__Work to complete__: Work out the number of lines in the records that include the word "this"; reply with that number alone.

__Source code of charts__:
## Begin
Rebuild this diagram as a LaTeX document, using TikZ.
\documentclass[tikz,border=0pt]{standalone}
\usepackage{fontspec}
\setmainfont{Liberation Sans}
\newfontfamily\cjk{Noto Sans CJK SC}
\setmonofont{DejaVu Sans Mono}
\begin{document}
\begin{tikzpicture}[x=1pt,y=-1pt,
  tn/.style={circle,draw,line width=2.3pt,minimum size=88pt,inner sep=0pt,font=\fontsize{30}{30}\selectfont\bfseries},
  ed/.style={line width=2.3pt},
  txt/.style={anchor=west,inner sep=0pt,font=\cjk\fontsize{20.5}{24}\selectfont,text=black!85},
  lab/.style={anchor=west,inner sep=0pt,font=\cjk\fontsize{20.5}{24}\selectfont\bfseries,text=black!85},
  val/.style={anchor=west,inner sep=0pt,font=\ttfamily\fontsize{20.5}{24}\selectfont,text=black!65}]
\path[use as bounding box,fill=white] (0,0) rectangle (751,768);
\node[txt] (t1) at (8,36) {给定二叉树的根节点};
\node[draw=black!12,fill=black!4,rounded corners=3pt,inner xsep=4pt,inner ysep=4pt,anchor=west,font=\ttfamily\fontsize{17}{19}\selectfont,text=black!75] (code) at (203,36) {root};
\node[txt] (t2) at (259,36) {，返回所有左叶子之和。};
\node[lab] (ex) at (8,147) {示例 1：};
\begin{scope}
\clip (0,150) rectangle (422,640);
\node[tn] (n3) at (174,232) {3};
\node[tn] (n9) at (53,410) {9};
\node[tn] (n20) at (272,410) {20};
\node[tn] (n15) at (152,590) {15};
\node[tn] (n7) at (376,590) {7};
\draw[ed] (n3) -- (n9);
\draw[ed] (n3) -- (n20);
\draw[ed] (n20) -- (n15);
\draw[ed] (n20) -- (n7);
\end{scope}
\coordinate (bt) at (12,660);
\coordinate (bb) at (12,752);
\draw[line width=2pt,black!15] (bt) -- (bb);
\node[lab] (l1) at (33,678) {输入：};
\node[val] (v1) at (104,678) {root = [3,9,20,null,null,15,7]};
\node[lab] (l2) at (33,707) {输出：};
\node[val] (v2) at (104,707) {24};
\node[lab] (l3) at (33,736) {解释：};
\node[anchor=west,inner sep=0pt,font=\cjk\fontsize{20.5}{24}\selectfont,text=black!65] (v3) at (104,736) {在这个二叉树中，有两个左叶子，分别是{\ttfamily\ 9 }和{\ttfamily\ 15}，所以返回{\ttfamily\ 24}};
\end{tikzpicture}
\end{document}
## End
## Begin
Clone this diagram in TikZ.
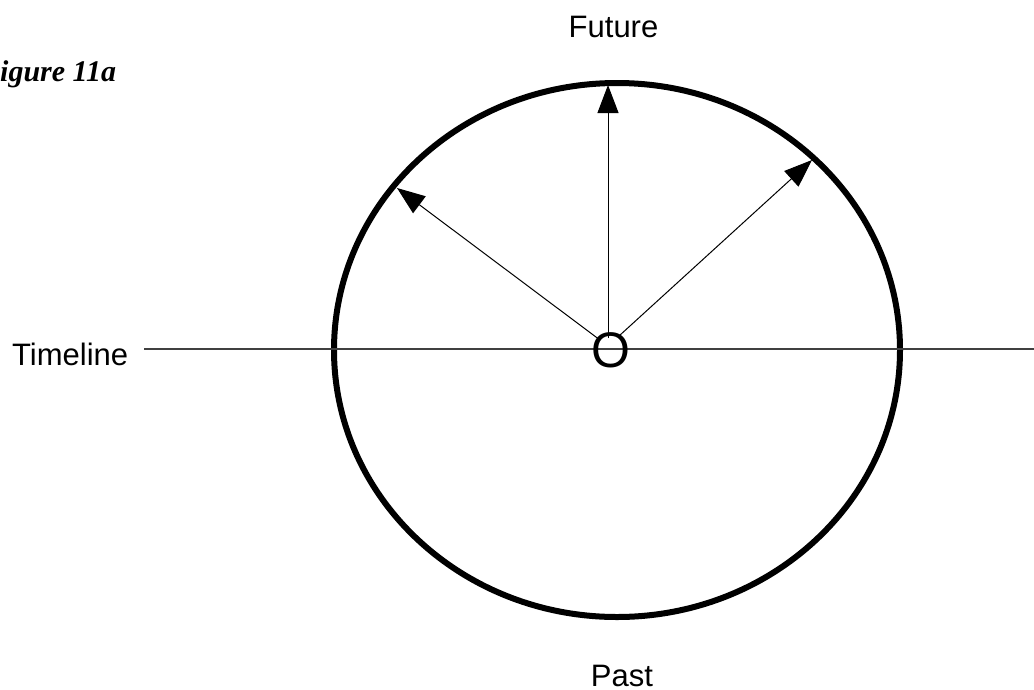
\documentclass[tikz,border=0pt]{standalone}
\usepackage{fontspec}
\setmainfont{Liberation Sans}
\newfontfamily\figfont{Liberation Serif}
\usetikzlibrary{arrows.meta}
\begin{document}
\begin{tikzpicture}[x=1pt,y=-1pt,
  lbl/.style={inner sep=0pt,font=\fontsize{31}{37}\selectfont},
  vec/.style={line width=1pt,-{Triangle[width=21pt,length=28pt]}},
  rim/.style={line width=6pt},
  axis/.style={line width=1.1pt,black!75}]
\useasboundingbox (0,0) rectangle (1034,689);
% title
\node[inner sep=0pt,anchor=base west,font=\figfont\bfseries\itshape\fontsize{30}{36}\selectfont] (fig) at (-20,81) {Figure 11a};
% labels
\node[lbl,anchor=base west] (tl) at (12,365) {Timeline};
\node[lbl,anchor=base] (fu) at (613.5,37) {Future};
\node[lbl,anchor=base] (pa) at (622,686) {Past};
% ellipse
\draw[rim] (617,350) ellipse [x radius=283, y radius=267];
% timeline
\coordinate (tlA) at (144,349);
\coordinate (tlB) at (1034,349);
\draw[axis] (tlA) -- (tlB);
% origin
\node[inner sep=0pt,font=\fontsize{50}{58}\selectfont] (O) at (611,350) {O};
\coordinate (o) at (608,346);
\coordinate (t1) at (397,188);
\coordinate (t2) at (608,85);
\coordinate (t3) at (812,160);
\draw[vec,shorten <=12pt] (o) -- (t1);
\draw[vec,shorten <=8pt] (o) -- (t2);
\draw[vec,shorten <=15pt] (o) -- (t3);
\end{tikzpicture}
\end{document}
## End
__The response__: 2